What you have to do
Pictures are excluded. Copy exactly, and only, the lines from the one containing "Emit a web page" through the one containing "d3.scaleLinear().domain([600, 1400]).range([pBottom, pTop]);", both ends included.

Supplied material
▼

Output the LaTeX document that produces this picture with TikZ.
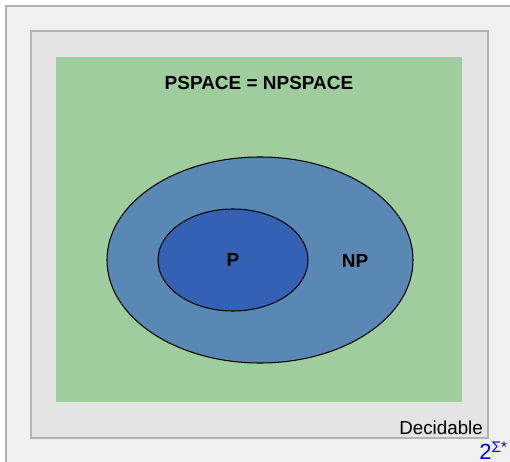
\documentclass[tikz,border=0pt]{standalone}
\usepackage{fontspec}
\setmainfont{Liberation Sans}
\usepackage{xcolor}
\usetikzlibrary{shapes,positioning}

\definecolor{outerbg}{HTML}{F0F0F0}
\definecolor{innerbg}{HTML}{E3E3E3}
\definecolor{spacegreen}{HTML}{A0CD9E}
\definecolor{npblue}{HTML}{5A88B4}
\definecolor{pblue}{HTML}{3461B3}

\begin{document}
\begin{tikzpicture}[x=0.02cm, y=-0.02cm,
    box/.style={draw=gray!60, line width=0.8pt},
    cls/.style={ellipse, draw, line width=0.6pt, inner sep=0pt},
    lbl/.style={font=\bfseries\fontsize{10.8}{13}\selectfont},
]
\useasboundingbox (0,0) rectangle (510,462);
% nested boxes
\draw[box, fill=outerbg] (6,6) rectangle (540,500);
\draw[box, fill=innerbg] (31,31) rectangle (488,438);
\fill[spacegreen] (56,57) rectangle (462,402);
% complexity classes
\node[cls, fill=npblue, minimum width=306*0.02cm, minimum height=206*0.02cm] (np) at (260,260) {};
\node[cls, fill=pblue, minimum width=150*0.02cm, minimum height=102*0.02cm] (p) at (233,260) {};
\node[lbl] (plbl) at (p.center) {P};
\node[lbl] (nplbl) at (355,261) {NP};
\node[lbl] (pspace) at (259,83) {PSPACE = NPSPACE};
\node[anchor=south east, font=\fontsize{10.7}{13}\selectfont, inner sep=1pt] (dec) at (485,437) {Decidable};
\node[anchor=south east, text=blue, font=\fontsize{12.5}{14}\selectfont, inner sep=1pt] (sigma) at (510,462) {2\textsuperscript{Σ*}};
\end{tikzpicture}
\end{document}
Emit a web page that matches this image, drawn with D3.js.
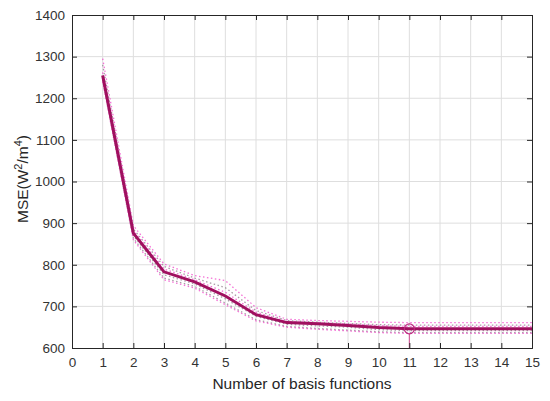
<!doctype html>
<html>
<head>
<script src="https://cdn.jsdelivr.net/npm/d3@7"></script>
<style>
  body { margin: 0; background: #fff; }
  text { font-family: "Liberation Sans", Arial, sans-serif; }
</style>
</head>
<body>
<svg width="550" height="401" id="chart"></svg>
<script>
// number of basis functions
var nBasis = [1, 2, 3, 4, 5, 6, 7, 8, 9, 10, 11, 12, 13, 14, 15];
// mean MSE
var mse = [1255, 876, 783, 759, 725, 680, 661, 658, 654, 649, 646, 646, 646, 646, 646];
// individual runs (dotted)
var runPinkHi = [1295, 894, 802, 774, 762, 697, 669, 666, 664, 662, 661, 661, 661, 661, 661];
var runPinkMid = [1262, 882, 790, 764, 734, 686, 664, 661, 658, 654, 652, 652, 652, 652, 652];
var runPinkLo = [1240, 860, 764, 744, 704, 665, 650, 645, 641, 637, 635, 635, 635, 635, 635];
var runGrayHi = [1280, 886, 796, 768, 745, 690, 666, 662, 659, 656, 655, 655, 655, 655, 655];
var runGrayMid = [1250, 870, 776, 754, 718, 676, 657, 653, 650, 644, 642, 642, 642, 642, 642];
var runGrayLo = [1244, 864, 768, 748, 708, 668, 652, 647, 643, 639, 637, 637, 637, 637, 637];
var xTicks = d3.range(0, 16);
var yTicks = [600, 700, 800, 900, 1000, 1100, 1200, 1300, 1400];
var bestN = 11;

var svg = d3.select("#chart"),
    pLeft = 72, pRight = 532, pTop = 15, pBottom = 348;

var x = d3.scaleLinear().domain([0, 15]).range([pLeft, pRight]);
var y = d3.scaleLinear().domain([600, 1400]).range([pBottom, pTop]);

// grid
svg.append("g").selectAll("line").data(xTicks.slice(1, -1)).enter().append("line")
   .attr("x1", function(d) { return x(d); }).attr("x2", function(d) { return x(d); })
   .attr("y1", pTop).attr("y2", pBottom)
   .attr("stroke", "#dedede").attr("stroke-width", 1);
svg.append("g").selectAll("line").data(yTicks.slice(1, -1)).enter().append("line")
   .attr("y1", function(d) { return y(d); }).attr("y2", function(d) { return y(d); })
   .attr("x1", pLeft).attr("x2", pRight)
   .attr("stroke", "#dedede").attr("stroke-width", 1);

var line = d3.line()
    .x(function(d, i) { return x(nBasis[i]); })
    .y(function(d) { return y(d); });

// individual runs
[[runGrayHi, "#8c7a88"], [runGrayMid, "#8c7a88"], [runGrayLo, "#8c7a88"],
 [runPinkHi, "#f040c8"], [runPinkMid, "#f040c8"], [runPinkLo, "#f040c8"]]
  .forEach(function(r) {
    svg.append("path").datum(r[0])
       .attr("d", line).attr("fill", "none")
       .attr("stroke", r[1]).attr("stroke-width", 1.3)
       .attr("stroke-dasharray", "1.5,2.5").attr("opacity", 0.75);
  });

// mean line
svg.append("path").datum(mse)
   .attr("d", line).attr("fill", "none")
   .attr("stroke", "#a0105f").attr("stroke-width", 3);

// best marker
svg.append("line")
   .attr("x1", x(bestN)).attr("x2", x(bestN))
   .attr("y1", y(mse[bestN - 1]) + 5).attr("y2", pBottom)
   .attr("stroke", "#d04890").attr("stroke-width", 1);
svg.append("circle")
   .attr("cx", x(bestN)).attr("cy", y(mse[bestN - 1])).attr("r", 5)
   .attr("fill", "none").attr("stroke", "#c02880").attr("stroke-width", 1.2);

// axes
var xAxis = svg.append("g").attr("transform", "translate(0," + pBottom + ")")
   .call(d3.axisBottom(x).tickValues(xTicks).tickSize(-5).tickPadding(9));
var yAxis = svg.append("g").attr("transform", "translate(" + pLeft + ",0)")
   .call(d3.axisLeft(y).tickValues(yTicks).tickSize(-5).tickPadding(7).tickFormat(d3.format("d")));
var xTop = svg.append("g").attr("transform", "translate(0," + pTop + ")")
   .call(d3.axisTop(x).tickValues(xTicks).tickSize(-5).tickFormat(""));
var yRight = svg.append("g").attr("transform", "translate(" + pRight + ",0)")
   .call(d3.axisRight(y).tickValues(yTicks).tickSize(-5).tickFormat(""));

[xAxis, yAxis, xTop, yRight].forEach(function(a) {
  a.select(".domain").attr("stroke", "#262626");
  a.selectAll(".tick line").attr("stroke", "#262626");
  a.selectAll("text").attr("fill", "#333").style("font-size", "13.5px")
   .style("font-family", "'Liberation Sans', Arial, sans-serif");
});

svg.append("text")
   .attr("x", (pLeft + pRight) / 2).attr("y", 389)
   .attr("text-anchor", "middle").attr("fill", "#262626")
   .style("font-size", "15.5px")
   .text("Number of basis functions");

var yl = svg.append("text")
   .attr("transform", "translate(28," + 179 + ") rotate(-90)")
   .attr("text-anchor", "middle").attr("fill", "#262626")
   .style("font-size", "15.5px");
yl.append("tspan").text("MSE(W");
yl.append("tspan").attr("dy", -6).style("font-size", "11px").text("2");
yl.append("tspan").attr("dy", 6).text("/m");
yl.append("tspan").attr("dy", -6).style("font-size", "11px").text("4");
yl.append("tspan").attr("dy", 6).text(")");
</script>
</body>
</html>
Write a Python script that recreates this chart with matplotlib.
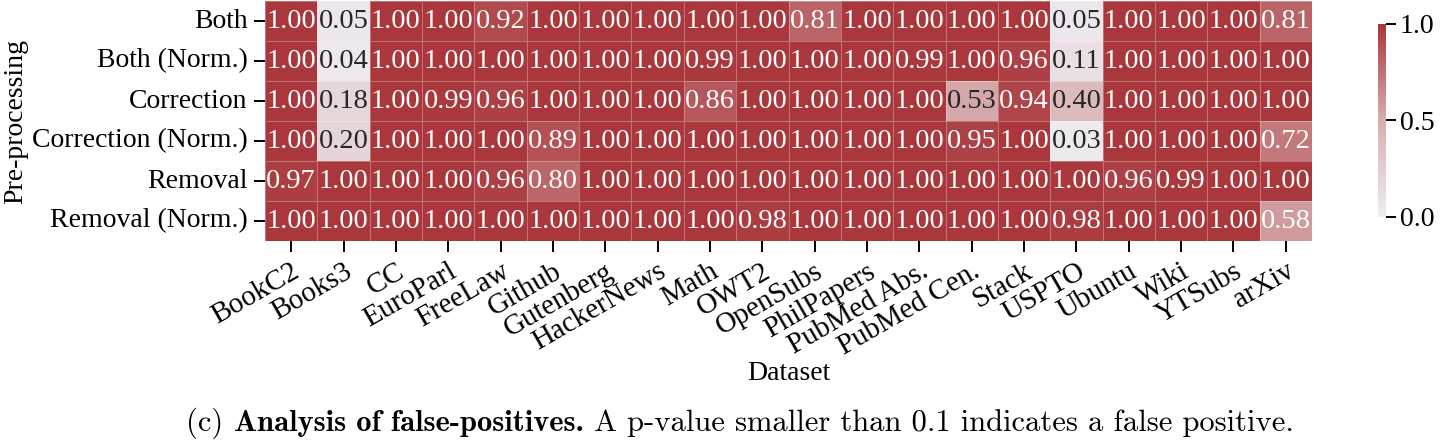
import numpy as np
import matplotlib.pyplot as plt
from matplotlib.colors import LinearSegmentedColormap
import seaborn as sns

datasets = ["BookC2", "Books3", "CC", "EuroParl", "FreeLaw", "Github", "Gutenberg",
            "HackerNews", "Math", "OWT2", "OpenSubs", "PhilPapers", "PubMed Abs.",
            "PubMed Cen.", "Stack", "USPTO", "Ubuntu", "Wiki", "YTSubs", "arXiv"]
preprocessing = ["Both", "Both (Norm.)", "Correction", "Correction (Norm.)",
                 "Removal", "Removal (Norm.)"]

both = [1.00, 0.05, 1.00, 1.00, 0.92, 1.00, 1.00, 1.00, 1.00, 1.00,
        0.81, 1.00, 1.00, 1.00, 1.00, 0.05, 1.00, 1.00, 1.00, 0.81]
both_norm = [1.00, 0.04, 1.00, 1.00, 1.00, 1.00, 1.00, 1.00, 0.99, 1.00,
             1.00, 1.00, 0.99, 1.00, 0.96, 0.11, 1.00, 1.00, 1.00, 1.00]
correction = [1.00, 0.18, 1.00, 0.99, 0.96, 1.00, 1.00, 1.00, 0.86, 1.00,
              1.00, 1.00, 1.00, 0.53, 0.94, 0.40, 1.00, 1.00, 1.00, 1.00]
correction_norm = [1.00, 0.20, 1.00, 1.00, 1.00, 0.89, 1.00, 1.00, 1.00, 1.00,
                   1.00, 1.00, 1.00, 0.95, 1.00, 0.03, 1.00, 1.00, 1.00, 0.72]
removal = [0.97, 1.00, 1.00, 1.00, 0.96, 0.80, 1.00, 1.00, 1.00, 1.00,
           1.00, 1.00, 1.00, 1.00, 1.00, 1.00, 0.96, 0.99, 1.00, 1.00]
removal_norm = [1.00, 1.00, 1.00, 1.00, 1.00, 1.00, 1.00, 1.00, 1.00, 0.98,
                1.00, 1.00, 1.00, 1.00, 1.00, 0.98, 1.00, 1.00, 1.00, 0.58]

pvals = np.array([both, both_norm, correction, correction_norm, removal, removal_norm])

plt.rcParams['font.family'] = ['Liberation Serif', 'DejaVu Serif']
fs = 20

cmap = LinearSegmentedColormap.from_list("pv", ["#eeedf2", "#d7aeb0", "#a9373b"], N=256)

fig = plt.figure(figsize=(14.42, 4.46), dpi=100)
ax = fig.add_axes([265 / 1442, 1 - 241 / 446, 1047 / 1442, 240 / 446])
cax = fig.add_axes([1378 / 1442, 1 - 217 / 446, 8 / 1442, 193 / 446])

sns.heatmap(pvals, ax=ax, cbar_ax=cax, cmap=cmap, vmin=0, vmax=1,
            annot=True, fmt=".2f", annot_kws={"size": 20.5},
            linewidths=0.6, linecolor=(1, 1, 1, 0.3),
            xticklabels=datasets, yticklabels=preprocessing)

ax.tick_params(axis='both', length=8, width=1.4, pad=4.5)
ax.tick_params(axis='y', labelsize=fs)
ax.tick_params(axis='x', labelsize=20.8)
plt.setp(ax.get_xticklabels(), rotation=30, ha='right', rotation_mode='anchor')
plt.setp(ax.get_yticklabels(), rotation=0)
ax.set_xlabel("Dataset", fontsize=fs)
ax.set_ylabel("Pre-processing", fontsize=fs)
ax.xaxis.set_label_coords(0.5, -0.5)
ax.yaxis.set_label_coords(-0.226, 0.5)

cax.set_yticks([0, 0.5, 1])
cax.set_yticklabels(["0.0", "0.5", "1.0"])
cax.tick_params(length=7, width=1.4, labelsize=fs, pad=3)

# caption with a bold part, laid out piece by piece and centred
renderer = fig.canvas.get_renderer()
cap_fs = 22
pieces = [("(c) ", "cmr10"), ("Analysis of false-positives.", "cmb10"),
          (" A p-value smaller than 0.1 indicates a false positive.", "cmr10")]
texts = []
widths = []
for txt, fam in pieces:
    t = fig.text(0, 1 - 431 / 446, txt, fontsize=cap_fs, family=fam,
                 ha='left', va='baseline')
    texts.append(t)
    widths.append(t.get_window_extent(renderer).width)
x = 740 - sum(widths) / 2
for t, w in zip(texts, widths):
    t.set_x(x / 1442)
    x += w

fig.savefig("out.png", dpi=100)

▲

Task answer
Emit a web page that matches this image, drawn with D3.js.
<!doctype html>
<html>
<head>
<script src="https://cdn.jsdelivr.net/npm/d3@7"></script>
<style>
  body { margin: 0; background: #fff; }
  text { font-family: "Liberation Sans", Arial, sans-serif; }
</style>
</head>
<body>
<svg width="550" height="401" id="chart"></svg>
<script>
// number of basis functions
var nBasis = [1, 2, 3, 4, 5, 6, 7, 8, 9, 10, 11, 12, 13, 14, 15];
// mean MSE
var mse = [1255, 876, 783, 759, 725, 680, 661, 658, 654, 649, 646, 646, 646, 646, 646];
// individual runs (dotted)
var runPinkHi = [1295, 894, 802, 774, 762, 697, 669, 666, 664, 662, 661, 661, 661, 661, 661];
var runPinkMid = [1262, 882, 790, 764, 734, 686, 664, 661, 658, 654, 652, 652, 652, 652, 652];
var runPinkLo = [1240, 860, 764, 744, 704, 665, 650, 645, 641, 637, 635, 635, 635, 635, 635];
var runGrayHi = [1280, 886, 796, 768, 745, 690, 666, 662, 659, 656, 655, 655, 655, 655, 655];
var runGrayMid = [1250, 870, 776, 754, 718, 676, 657, 653, 650, 644, 642, 642, 642, 642, 642];
var runGrayLo = [1244, 864, 768, 748, 708, 668, 652, 647, 643, 639, 637, 637, 637, 637, 637];
var xTicks = d3.range(0, 16);
var yTicks = [600, 700, 800, 900, 1000, 1100, 1200, 1300, 1400];
var bestN = 11;

var svg = d3.select("#chart"),
    pLeft = 72, pRight = 532, pTop = 15, pBottom = 348;

var x = d3.scaleLinear().domain([0, 15]).range([pLeft, pRight]);
var y = d3.scaleLinear().domain([600, 1400]).range([pBottom, pTop]);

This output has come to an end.